Keep a headache diary
If your child has been having headaches, it is very important and helpful to keep a headache diary. Note when the headache began, how long it lasted, what helped the headache get better (sleep or Tylenol, for instance), what the headache felt like (pounding or a tightness, for instance), and if there were any other symptoms like nausea, vomiting, or a sensitivity to light or sound. There are a lot of apps that teenagers can use to keep track of their headaches on their phones. (But be careful because too much screen time can also trigger a headache.)

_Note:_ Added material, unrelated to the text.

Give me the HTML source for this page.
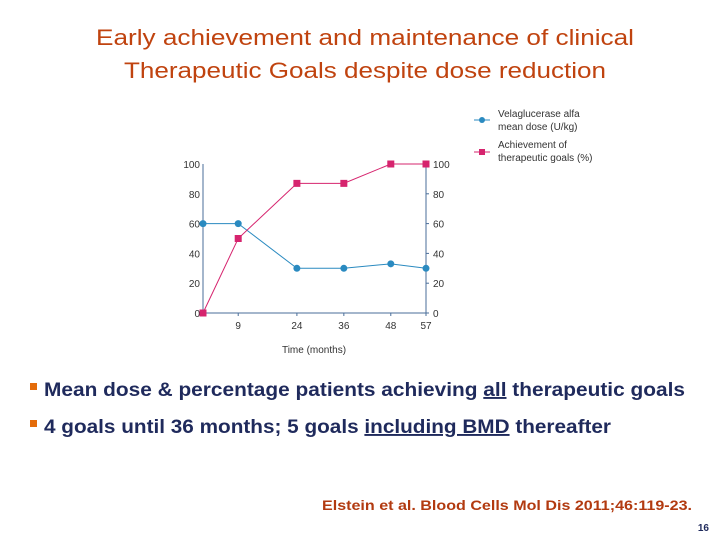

Preventable causes of headache
Common causes of headaches include dehydration, not getting enough sleep, skipping meals, stress, too much screen time, and needing glasses. So make sure your child is drinking enough water, going to sleep at a reasonable time, and wearing glasses if they have them. Using stress-relieving practices can also help headaches.
Treating a headache
Often, kids and adults will try to "work through" the pain and will only take medicine once the headache gets very bad, but this makes the headache harder to treat. Instead, give your child acetaminophen or ibuprofen at the start of the headache. But remember not to give medicine more than 3 days per week for headache because that could actually cause a new type of headache called rebound headache. Do not give aspirin to children.
Come see your pediatrician if…
- This headache is "the worst headache of their life."
- They also have a fever, neck pain or stiffness, vomiting, changes in vision or double vision, weakness, numbness, balance problems, or difficulty speaking or understanding.
- You think your child is acting "out of it" or is difficult to arouse.
- Your child recently hit their head and then developed the headache.
- Your child has had a headache for a while and it is getting in the way of their daily activities. Remember to bring in their headache diary!